I do certain "summertime" tweaks to my system, for similar reasons, too. Coincidentally I have an "opportunity" diversion load, heating water troughs for horses, but that is only used in the winter of course.
I don't think there is a hard limit or threshold on charge current, whether you're referring to bulk, absorb, or equalize, but you can tell that having more is always better and offers choices. A lot of things affect what % is acceptable, especially the amount you draw it down every day.
In my case, the very reason that I bought solar panels at all was because of the big battery bank I inherited, and I didn't want to starve them. Those PV panels have pulled the bank up to float every day whether the wind blew or not. Admittedly I don't draw them down much, especially in the summer.
In your case, I think you'll be able to see if the batteries are being starved, by noting the time of day that the Classic goes from bulk to absorb or float phase.
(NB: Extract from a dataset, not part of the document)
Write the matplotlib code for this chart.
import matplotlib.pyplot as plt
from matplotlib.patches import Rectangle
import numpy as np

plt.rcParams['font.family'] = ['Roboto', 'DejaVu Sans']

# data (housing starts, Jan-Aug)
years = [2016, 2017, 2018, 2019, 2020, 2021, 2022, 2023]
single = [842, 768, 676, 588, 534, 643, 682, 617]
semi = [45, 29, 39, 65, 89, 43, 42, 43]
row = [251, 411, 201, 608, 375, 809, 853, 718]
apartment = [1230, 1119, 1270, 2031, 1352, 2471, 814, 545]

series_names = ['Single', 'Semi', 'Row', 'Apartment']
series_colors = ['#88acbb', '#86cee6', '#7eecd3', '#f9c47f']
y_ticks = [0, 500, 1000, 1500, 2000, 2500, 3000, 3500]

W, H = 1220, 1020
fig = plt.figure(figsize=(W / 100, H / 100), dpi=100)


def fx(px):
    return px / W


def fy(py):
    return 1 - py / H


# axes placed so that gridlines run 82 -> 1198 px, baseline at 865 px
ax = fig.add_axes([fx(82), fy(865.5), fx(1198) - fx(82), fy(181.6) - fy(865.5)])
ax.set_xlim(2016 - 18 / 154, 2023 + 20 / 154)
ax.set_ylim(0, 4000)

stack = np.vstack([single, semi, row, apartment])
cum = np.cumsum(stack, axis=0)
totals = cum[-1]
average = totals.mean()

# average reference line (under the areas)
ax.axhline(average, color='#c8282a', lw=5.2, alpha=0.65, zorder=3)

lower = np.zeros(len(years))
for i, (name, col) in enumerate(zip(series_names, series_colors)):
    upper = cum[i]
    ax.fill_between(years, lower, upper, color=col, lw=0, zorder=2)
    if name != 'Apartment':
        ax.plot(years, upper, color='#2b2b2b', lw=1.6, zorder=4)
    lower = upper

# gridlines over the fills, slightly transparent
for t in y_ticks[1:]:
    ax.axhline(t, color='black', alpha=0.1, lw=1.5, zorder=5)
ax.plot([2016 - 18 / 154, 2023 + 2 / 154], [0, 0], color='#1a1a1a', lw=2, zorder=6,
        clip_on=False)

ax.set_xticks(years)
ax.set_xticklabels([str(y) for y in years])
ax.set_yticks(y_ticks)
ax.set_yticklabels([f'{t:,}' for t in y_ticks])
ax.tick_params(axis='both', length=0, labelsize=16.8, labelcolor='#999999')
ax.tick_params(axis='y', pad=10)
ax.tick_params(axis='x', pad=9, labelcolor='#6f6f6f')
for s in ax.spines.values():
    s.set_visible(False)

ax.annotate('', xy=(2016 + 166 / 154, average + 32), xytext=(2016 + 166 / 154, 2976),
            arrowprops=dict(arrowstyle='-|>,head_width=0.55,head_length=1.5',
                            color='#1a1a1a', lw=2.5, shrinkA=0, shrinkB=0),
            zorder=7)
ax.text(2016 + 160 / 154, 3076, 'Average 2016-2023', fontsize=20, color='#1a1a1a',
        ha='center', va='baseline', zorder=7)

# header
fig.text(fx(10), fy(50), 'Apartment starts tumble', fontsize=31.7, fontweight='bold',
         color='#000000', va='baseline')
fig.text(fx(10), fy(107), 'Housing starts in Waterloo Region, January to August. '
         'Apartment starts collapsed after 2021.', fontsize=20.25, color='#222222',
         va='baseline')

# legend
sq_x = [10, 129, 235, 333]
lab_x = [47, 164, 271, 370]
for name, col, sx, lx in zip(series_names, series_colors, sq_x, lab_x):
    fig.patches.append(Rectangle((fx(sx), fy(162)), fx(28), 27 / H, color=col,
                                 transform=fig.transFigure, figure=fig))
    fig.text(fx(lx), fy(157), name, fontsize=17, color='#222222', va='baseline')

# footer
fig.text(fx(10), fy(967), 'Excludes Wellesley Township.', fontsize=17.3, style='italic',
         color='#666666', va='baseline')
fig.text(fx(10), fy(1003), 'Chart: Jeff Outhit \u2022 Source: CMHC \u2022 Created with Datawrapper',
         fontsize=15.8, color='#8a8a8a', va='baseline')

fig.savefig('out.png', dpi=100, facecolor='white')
Have you been logging data (either in the digital way, or the pen+paper way)? This would give you a pretty strong indication of how robust the daily charges are. If you can say something like "Last year in August on a sunny day the bulk charge lasted 2 hours and today it's sunny but the bulk charge goes until noon" then you know you have a lack of PV+wind for the size of the bank.
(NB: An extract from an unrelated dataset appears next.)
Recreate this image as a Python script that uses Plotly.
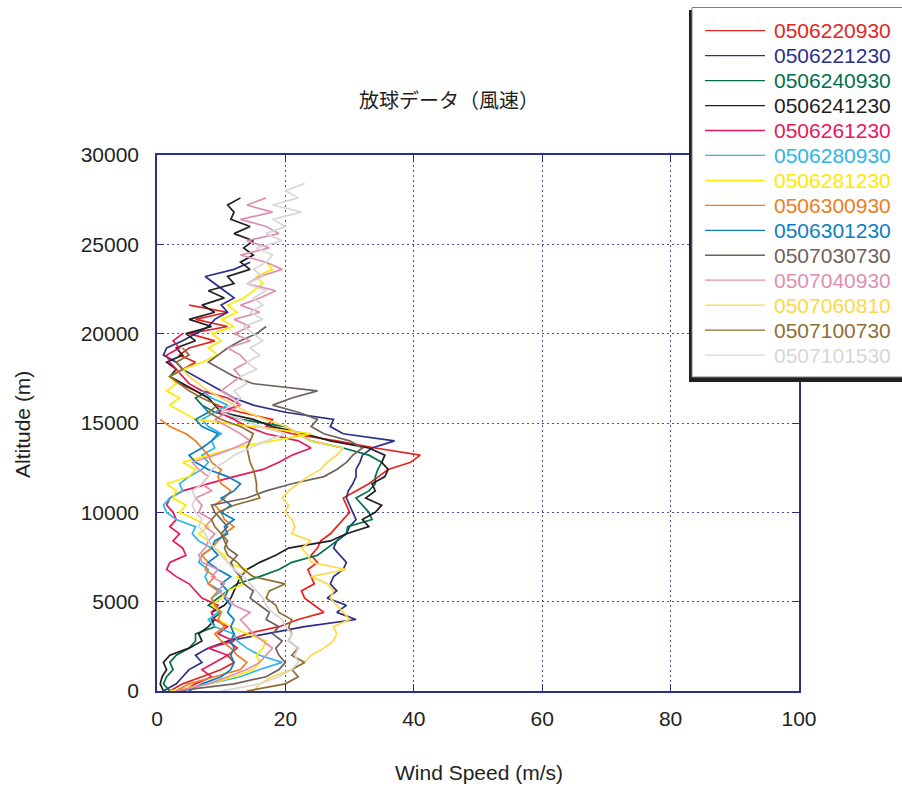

That's actually the focus of my system logging now: battery health (voltage/charge/temperature). I don't bother logging all that other WT performance and wind speed and blade RPM any more. I just want my batteries to last a long time.
If I had the money and the time I would have upgraded to a Midnight classic years ago. I've been aching to take advantage of all of those features rather than manage my hodge-podge of gadgets.